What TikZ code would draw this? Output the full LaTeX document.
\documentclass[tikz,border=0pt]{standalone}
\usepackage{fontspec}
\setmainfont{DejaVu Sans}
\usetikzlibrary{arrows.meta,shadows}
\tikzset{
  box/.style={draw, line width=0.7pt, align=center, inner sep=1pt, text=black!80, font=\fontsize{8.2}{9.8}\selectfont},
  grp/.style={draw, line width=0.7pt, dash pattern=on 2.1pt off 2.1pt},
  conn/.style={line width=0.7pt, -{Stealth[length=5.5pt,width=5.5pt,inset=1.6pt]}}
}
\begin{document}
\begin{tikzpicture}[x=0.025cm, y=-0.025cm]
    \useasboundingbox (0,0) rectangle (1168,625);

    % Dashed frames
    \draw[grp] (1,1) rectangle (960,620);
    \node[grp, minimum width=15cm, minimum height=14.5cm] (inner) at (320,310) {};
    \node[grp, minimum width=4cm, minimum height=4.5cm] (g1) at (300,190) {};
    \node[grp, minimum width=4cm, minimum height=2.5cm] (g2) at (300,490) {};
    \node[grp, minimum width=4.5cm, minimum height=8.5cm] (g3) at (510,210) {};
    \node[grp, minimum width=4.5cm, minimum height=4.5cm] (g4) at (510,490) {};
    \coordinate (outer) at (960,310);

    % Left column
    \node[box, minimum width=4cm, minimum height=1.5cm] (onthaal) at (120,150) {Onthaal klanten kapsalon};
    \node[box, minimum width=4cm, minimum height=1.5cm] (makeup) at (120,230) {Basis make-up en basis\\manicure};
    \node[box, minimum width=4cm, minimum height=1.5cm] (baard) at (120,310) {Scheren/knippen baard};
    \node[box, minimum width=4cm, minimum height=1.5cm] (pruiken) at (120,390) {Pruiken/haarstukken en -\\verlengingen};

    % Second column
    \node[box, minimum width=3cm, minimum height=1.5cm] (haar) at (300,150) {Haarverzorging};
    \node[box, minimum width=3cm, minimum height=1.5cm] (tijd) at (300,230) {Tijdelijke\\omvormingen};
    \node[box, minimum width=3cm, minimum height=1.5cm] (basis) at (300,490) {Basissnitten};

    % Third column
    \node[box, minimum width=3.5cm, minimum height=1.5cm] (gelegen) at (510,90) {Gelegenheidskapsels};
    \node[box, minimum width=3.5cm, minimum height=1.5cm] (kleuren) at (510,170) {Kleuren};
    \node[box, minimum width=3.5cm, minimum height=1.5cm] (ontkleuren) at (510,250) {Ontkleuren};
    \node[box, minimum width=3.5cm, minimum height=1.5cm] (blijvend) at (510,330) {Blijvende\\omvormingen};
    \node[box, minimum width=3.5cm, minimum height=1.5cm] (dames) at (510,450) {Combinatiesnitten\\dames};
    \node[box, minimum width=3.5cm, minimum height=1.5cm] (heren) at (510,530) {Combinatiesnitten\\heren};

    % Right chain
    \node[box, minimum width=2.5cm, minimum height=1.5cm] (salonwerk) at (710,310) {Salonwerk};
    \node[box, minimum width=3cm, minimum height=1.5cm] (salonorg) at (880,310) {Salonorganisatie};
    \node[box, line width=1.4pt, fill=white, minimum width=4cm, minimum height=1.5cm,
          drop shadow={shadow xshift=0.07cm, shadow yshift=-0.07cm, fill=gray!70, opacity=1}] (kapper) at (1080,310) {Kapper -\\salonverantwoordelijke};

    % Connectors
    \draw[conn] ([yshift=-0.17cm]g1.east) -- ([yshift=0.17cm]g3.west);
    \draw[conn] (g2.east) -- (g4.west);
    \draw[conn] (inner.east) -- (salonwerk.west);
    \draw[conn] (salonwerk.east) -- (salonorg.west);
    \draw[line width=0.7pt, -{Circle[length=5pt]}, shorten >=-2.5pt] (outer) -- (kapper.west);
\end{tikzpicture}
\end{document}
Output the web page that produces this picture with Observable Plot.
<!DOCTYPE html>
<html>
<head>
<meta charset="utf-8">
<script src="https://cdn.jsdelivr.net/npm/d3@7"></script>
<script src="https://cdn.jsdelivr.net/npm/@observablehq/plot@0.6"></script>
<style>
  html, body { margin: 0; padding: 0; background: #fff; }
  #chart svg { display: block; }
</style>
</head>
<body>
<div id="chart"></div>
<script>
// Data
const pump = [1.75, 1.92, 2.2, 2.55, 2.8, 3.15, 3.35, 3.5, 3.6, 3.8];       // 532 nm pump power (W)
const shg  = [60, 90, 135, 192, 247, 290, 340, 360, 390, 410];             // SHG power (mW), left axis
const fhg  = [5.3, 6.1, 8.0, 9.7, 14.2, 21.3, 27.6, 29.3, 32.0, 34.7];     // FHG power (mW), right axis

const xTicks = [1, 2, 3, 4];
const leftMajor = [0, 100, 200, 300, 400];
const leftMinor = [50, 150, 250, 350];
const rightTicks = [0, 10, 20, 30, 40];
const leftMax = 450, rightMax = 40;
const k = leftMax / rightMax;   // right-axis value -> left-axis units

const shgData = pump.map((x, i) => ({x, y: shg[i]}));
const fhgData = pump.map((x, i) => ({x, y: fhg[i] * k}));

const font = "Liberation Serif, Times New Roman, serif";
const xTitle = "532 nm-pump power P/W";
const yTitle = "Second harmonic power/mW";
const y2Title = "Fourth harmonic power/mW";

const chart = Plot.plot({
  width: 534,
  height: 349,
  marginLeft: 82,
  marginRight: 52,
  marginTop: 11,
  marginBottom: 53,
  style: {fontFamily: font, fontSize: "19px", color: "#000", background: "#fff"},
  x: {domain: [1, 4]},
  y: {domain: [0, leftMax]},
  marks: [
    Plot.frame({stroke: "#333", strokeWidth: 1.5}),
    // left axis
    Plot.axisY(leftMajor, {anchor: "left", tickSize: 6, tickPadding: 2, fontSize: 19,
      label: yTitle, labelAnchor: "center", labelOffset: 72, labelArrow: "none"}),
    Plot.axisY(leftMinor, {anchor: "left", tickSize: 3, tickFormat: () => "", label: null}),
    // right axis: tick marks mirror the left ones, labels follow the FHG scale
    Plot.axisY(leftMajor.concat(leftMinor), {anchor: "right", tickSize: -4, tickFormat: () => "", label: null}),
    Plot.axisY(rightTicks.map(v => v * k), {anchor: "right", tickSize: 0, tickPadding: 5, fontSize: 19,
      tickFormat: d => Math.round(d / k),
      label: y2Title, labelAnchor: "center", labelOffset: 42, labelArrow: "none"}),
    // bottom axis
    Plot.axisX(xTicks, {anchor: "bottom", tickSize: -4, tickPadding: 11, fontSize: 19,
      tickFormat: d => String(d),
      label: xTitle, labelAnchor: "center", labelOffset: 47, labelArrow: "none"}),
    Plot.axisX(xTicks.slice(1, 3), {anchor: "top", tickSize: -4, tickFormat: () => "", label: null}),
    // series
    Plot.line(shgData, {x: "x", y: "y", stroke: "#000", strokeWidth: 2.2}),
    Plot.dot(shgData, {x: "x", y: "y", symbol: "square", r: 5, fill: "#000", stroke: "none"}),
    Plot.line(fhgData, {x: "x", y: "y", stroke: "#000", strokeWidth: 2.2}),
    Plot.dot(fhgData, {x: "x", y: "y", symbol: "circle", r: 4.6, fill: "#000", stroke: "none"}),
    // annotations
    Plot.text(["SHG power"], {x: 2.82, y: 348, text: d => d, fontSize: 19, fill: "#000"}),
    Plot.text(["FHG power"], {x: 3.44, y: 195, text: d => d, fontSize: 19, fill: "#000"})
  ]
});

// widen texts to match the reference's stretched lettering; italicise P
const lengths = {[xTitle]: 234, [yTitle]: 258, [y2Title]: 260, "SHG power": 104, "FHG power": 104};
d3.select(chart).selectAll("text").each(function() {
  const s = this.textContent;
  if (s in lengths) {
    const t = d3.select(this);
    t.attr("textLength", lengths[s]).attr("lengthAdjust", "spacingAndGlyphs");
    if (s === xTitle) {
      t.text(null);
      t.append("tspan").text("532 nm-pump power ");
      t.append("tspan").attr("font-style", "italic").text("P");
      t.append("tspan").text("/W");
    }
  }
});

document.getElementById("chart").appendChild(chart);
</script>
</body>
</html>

━━━━━━━━━━━━━━━━

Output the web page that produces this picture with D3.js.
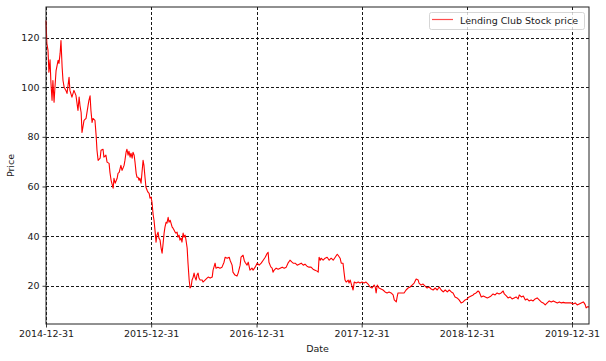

━━━━━━━━━━━━━━━━

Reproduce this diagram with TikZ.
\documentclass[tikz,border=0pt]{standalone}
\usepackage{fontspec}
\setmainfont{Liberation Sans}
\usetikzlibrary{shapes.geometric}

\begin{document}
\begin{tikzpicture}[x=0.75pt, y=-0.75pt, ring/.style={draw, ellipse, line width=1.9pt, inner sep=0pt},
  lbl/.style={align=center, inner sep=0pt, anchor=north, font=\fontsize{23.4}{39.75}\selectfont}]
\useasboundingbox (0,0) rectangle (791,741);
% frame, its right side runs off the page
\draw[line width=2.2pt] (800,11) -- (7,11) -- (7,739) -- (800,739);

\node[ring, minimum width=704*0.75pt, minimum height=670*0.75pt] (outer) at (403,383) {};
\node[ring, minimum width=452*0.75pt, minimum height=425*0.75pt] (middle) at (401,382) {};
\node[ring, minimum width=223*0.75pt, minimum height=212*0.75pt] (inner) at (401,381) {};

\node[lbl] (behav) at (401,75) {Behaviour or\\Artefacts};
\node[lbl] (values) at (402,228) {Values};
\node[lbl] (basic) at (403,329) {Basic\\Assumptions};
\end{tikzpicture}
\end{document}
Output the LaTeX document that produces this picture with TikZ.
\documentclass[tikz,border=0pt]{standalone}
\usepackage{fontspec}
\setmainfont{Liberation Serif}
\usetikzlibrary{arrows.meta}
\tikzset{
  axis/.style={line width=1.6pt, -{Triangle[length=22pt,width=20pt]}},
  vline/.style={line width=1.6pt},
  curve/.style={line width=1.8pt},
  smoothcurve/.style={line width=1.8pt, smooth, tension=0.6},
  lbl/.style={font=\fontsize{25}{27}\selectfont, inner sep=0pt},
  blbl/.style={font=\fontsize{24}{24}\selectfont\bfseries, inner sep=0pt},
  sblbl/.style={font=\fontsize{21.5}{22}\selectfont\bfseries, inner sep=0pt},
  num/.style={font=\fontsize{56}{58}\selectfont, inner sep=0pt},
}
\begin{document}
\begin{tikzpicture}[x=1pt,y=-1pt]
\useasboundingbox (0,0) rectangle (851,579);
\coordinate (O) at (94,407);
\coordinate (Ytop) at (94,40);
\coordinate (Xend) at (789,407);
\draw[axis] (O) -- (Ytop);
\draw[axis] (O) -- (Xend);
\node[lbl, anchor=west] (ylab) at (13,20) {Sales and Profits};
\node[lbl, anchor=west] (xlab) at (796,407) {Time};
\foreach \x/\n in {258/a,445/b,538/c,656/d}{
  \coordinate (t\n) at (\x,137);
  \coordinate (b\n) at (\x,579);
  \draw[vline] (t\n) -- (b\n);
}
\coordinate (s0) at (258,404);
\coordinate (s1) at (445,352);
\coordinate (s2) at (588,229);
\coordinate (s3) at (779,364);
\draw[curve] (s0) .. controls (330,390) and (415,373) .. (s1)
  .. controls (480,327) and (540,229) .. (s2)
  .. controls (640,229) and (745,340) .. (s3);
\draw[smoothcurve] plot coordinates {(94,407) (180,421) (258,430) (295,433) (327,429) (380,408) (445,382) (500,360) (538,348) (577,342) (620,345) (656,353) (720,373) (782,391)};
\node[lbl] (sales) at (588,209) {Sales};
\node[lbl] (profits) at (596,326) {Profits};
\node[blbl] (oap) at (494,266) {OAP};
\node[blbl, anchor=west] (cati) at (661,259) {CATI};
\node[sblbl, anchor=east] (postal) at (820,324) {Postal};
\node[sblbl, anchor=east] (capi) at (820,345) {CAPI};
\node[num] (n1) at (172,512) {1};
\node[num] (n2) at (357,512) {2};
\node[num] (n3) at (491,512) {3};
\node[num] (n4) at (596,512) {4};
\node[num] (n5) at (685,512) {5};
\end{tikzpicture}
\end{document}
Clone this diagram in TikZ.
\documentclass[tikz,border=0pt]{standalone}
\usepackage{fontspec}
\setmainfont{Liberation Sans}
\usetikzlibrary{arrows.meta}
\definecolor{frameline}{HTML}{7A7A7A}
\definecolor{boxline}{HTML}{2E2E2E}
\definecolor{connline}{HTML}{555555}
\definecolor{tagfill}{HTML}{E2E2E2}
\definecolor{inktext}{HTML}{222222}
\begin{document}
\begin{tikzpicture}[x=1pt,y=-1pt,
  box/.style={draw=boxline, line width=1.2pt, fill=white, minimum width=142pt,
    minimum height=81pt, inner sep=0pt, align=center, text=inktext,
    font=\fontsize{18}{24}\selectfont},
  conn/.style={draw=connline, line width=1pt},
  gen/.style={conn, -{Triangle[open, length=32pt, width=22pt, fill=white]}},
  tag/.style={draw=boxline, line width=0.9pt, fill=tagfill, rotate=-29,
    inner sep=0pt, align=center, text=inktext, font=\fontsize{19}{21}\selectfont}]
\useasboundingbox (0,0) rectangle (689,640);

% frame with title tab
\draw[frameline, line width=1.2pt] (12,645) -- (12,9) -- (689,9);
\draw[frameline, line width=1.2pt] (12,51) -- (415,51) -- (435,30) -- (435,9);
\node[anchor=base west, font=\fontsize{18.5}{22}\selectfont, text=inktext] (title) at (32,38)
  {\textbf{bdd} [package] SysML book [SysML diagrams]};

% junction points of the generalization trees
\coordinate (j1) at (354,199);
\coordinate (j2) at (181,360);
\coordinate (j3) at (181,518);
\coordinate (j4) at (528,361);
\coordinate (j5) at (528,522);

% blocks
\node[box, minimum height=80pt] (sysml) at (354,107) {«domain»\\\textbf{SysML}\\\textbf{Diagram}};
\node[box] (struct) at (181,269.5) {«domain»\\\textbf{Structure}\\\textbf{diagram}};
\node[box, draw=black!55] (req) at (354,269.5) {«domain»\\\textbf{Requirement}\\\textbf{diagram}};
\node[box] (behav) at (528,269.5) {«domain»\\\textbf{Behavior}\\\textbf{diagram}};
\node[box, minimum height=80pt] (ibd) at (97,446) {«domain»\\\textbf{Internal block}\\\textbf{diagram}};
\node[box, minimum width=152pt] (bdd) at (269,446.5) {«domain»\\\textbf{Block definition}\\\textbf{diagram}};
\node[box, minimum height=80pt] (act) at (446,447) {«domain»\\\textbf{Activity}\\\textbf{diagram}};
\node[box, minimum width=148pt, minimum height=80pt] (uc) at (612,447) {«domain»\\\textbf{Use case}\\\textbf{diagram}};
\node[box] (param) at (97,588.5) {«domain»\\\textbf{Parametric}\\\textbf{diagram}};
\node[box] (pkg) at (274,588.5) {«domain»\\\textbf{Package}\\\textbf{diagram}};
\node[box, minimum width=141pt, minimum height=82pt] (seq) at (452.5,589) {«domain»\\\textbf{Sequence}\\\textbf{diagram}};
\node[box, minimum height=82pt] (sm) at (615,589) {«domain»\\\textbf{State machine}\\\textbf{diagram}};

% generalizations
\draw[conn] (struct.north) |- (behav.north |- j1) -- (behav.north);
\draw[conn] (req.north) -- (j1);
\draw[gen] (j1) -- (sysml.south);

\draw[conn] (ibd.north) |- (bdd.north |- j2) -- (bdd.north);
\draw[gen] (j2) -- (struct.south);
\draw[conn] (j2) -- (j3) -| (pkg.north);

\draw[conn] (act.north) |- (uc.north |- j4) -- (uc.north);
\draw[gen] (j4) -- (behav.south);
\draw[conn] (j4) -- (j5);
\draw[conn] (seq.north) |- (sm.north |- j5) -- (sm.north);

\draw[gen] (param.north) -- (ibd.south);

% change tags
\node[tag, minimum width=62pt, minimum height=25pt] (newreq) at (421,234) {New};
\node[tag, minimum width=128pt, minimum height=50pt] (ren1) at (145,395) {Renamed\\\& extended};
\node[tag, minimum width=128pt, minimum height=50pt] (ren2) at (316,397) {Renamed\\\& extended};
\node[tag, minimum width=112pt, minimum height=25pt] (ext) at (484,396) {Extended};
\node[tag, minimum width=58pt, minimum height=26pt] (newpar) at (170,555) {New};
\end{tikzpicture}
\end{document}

━━━━━━━━━━━━━━━━

Of the entries listed above, reproduce only the lines starting at the line containing "Reproduce this diagram with TikZ." and ending at the line containing "(7,739) -- (800,739);". Include both, exactly as they stand.

Answer to the task:
Reproduce this diagram with TikZ.
\documentclass[tikz,border=0pt]{standalone}
\usepackage{fontspec}
\setmainfont{Liberation Sans}
\usetikzlibrary{shapes.geometric}

\begin{document}
\begin{tikzpicture}[x=0.75pt, y=-0.75pt, ring/.style={draw, ellipse, line width=1.9pt, inner sep=0pt},
  lbl/.style={align=center, inner sep=0pt, anchor=north, font=\fontsize{23.4}{39.75}\selectfont}]
\useasboundingbox (0,0) rectangle (791,741);
% frame, its right side runs off the page
\draw[line width=2.2pt] (800,11) -- (7,11) -- (7,739) -- (800,739);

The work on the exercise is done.